Subtitles section Play video
Horus is a wearable device for blind and vision-impaired people. It's
basically a headset with cameras and a powerful pocket-computer that stays in
the pocket and processes all the images in real-time. One day, we were in Genova just
in front of the train station there. We met a blind person and he begged for help to
reach the bus stop. And that event made us wonder all the difficulties that
people who have lost sight or are losing it have to face every day. And we discovered
that we could move our focus not from computer vision to another topic,
but bringing vision from robotics to people who need it, not to robots. We have a bone
conduction headset plus a stereo-vision system and a processing unit, which is
powered by the NVIDIA Jetson platform. The headset basically acquires images and
streams them to the processor where the deep learning and computer vision
algorithms run. The current status of our project is of advanced prototype. We've
made several iterations and we now have a custom board with a Tegra processor
and our own software comprising several functionalities. The way it's being
used today is we have a pool of testers and organizations that are helping us
testing the device, the packaging, and everything. We also have one blind
employee who is testing it every day.
We're working on face recognition and there we are working both on face
detection and also online learning, to allow the blind person to learn
the faces of new people on the go
while he is using the device.
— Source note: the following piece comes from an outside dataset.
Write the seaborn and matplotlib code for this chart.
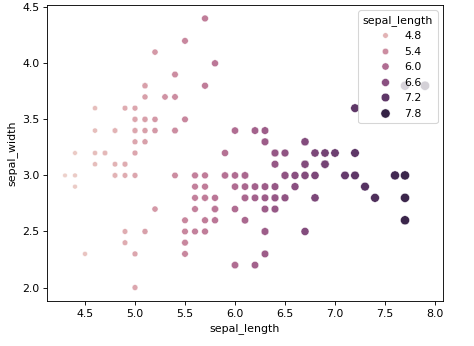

Then we have object recognition which basically works
in a very similar way but the underlying algorithms are a little different.
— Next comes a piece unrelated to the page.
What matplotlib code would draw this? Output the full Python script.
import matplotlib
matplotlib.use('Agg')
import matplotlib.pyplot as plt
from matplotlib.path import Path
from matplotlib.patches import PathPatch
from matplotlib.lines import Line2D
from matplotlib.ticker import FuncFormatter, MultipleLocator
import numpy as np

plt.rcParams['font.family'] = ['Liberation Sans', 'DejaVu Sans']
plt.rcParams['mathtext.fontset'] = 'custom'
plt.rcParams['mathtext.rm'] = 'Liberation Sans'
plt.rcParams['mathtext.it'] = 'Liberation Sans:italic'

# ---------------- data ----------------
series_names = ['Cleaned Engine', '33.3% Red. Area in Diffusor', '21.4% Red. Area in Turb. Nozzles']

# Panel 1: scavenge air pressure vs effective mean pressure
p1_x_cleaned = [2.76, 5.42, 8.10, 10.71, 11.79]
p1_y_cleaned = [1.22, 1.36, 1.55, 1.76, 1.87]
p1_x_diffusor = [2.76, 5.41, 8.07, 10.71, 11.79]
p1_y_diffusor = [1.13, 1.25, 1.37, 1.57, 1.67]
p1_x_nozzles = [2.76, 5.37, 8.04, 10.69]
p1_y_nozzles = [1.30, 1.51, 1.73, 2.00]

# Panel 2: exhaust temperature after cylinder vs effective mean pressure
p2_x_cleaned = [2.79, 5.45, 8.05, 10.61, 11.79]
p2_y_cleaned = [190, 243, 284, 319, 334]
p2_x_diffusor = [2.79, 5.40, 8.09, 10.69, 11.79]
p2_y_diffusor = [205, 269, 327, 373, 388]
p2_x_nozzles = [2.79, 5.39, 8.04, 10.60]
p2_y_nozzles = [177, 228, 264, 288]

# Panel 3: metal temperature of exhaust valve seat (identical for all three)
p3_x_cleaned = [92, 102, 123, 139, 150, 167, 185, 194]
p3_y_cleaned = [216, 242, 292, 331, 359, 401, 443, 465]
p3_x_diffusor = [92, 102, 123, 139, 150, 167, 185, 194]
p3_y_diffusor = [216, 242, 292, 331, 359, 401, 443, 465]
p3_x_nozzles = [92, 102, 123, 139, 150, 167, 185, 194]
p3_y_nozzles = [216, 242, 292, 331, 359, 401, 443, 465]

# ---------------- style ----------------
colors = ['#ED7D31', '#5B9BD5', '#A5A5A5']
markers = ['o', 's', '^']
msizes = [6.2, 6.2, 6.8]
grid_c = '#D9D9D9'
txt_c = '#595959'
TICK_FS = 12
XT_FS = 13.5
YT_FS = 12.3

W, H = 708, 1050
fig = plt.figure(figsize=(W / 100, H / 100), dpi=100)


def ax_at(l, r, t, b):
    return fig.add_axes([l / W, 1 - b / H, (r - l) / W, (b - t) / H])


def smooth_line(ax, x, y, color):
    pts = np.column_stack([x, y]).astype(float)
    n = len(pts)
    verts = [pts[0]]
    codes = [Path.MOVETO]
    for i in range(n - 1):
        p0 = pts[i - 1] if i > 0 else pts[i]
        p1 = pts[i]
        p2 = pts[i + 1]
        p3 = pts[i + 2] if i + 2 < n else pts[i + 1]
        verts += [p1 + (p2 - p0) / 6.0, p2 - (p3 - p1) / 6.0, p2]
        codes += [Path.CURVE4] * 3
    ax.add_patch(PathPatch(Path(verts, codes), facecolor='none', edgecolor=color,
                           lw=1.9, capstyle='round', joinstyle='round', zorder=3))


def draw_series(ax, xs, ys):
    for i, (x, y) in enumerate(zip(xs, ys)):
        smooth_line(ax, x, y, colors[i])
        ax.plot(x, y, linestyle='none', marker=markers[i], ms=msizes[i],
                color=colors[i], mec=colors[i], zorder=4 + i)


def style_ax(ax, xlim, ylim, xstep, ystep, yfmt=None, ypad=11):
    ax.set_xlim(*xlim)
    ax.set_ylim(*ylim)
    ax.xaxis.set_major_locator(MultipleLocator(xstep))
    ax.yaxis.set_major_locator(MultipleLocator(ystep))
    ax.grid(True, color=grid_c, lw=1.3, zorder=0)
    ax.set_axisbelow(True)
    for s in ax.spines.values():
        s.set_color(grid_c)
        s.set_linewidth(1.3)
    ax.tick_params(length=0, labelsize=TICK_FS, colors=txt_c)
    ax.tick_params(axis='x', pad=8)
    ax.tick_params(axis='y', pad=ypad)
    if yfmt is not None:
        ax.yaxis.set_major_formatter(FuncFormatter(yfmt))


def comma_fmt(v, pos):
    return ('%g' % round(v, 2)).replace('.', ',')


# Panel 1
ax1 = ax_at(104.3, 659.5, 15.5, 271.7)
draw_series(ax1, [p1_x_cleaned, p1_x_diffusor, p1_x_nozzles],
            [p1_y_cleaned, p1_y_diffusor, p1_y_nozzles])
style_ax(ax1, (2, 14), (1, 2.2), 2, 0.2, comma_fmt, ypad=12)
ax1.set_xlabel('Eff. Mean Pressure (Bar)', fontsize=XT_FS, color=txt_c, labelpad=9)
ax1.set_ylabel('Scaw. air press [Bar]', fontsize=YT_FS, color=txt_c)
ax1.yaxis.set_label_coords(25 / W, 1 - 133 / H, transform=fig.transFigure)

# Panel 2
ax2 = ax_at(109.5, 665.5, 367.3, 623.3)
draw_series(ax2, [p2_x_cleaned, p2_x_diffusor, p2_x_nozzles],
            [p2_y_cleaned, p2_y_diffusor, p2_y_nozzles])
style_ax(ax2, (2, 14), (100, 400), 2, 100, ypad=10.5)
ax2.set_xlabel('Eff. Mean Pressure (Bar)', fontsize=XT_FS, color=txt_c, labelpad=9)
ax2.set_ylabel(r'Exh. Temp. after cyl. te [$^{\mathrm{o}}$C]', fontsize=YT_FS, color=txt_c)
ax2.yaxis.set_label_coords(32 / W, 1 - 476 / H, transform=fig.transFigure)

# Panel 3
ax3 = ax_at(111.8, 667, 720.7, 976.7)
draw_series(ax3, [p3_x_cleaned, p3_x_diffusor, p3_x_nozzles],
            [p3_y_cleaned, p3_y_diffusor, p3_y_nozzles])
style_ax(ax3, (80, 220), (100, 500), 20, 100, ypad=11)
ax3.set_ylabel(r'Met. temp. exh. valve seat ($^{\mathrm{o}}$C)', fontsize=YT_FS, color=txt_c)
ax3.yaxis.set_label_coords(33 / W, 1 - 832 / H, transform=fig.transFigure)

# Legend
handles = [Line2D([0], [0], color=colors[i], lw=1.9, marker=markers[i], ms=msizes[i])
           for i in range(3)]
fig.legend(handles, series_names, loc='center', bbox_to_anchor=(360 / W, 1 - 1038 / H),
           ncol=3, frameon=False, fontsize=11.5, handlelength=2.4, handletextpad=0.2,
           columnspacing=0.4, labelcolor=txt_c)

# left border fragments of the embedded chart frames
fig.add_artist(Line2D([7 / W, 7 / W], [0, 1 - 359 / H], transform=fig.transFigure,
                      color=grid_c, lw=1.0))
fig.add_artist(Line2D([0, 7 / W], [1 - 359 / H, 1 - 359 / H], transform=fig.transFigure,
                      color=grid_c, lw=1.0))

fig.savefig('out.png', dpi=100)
Then we have text reading: [Female voice] "I cannot fully express my gratitude to the exceptional team at
Doubleday" and by text reading, I mean that the device can recognize printed text,
for example, on books. And the device can also help the blind
person in moving around the city or also indoor spaces. In order to do that, we're
leveraging the power of stereovision. We're trying to understand what's in
front of the person like obstacles, signs, and then creating some sort of
audible map of the environment for the blind person so that, when he moves around he can
understand what's in front of him and then avoid any obstacles that he might find on the way.
We have scene captioning. The person queries the device through the press
of a button for a description of what the cameras are seeing and then to
generate a complete sentence that tries to describe what's in front of the blind person.
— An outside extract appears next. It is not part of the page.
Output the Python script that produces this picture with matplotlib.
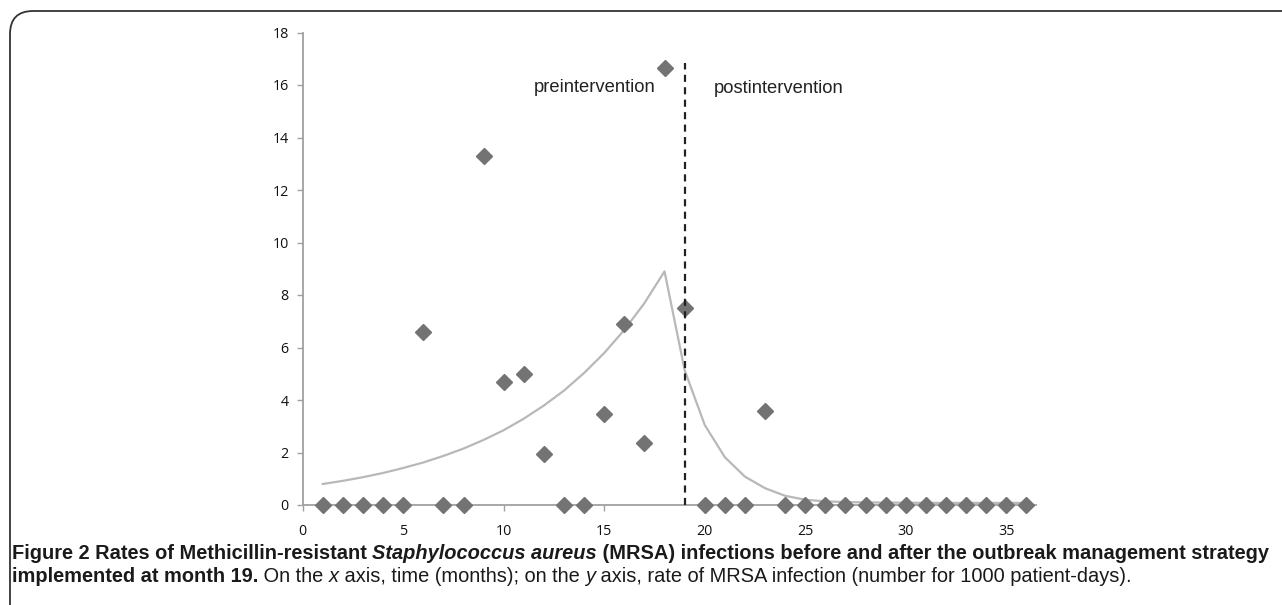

All of it is obtained through deep learning. [Female Voice] "A group of people sitting around the
table with laptops." We make extensive use of deep learning and computer vision
in our product because if you want to be useful you need to gather all the
possible information from the surrounding environment, and using only classical
computer vision approaches, that's not possible.
Our work is also to bring the same algorithms and make them run on our
mobile platform. This is made possible by NVIDIA's Jetson platform
because it allows for high performance and also power-efficient computing in a
small form factor. When we release our product, our goal is to basically
radically change their lives, because we want to make the world more accessible to them.
We cannot change the accessibility of every city, in every country, in every nation, but
we can create something that can bridge a gap, can make what's not accessible,
accessible to everybody.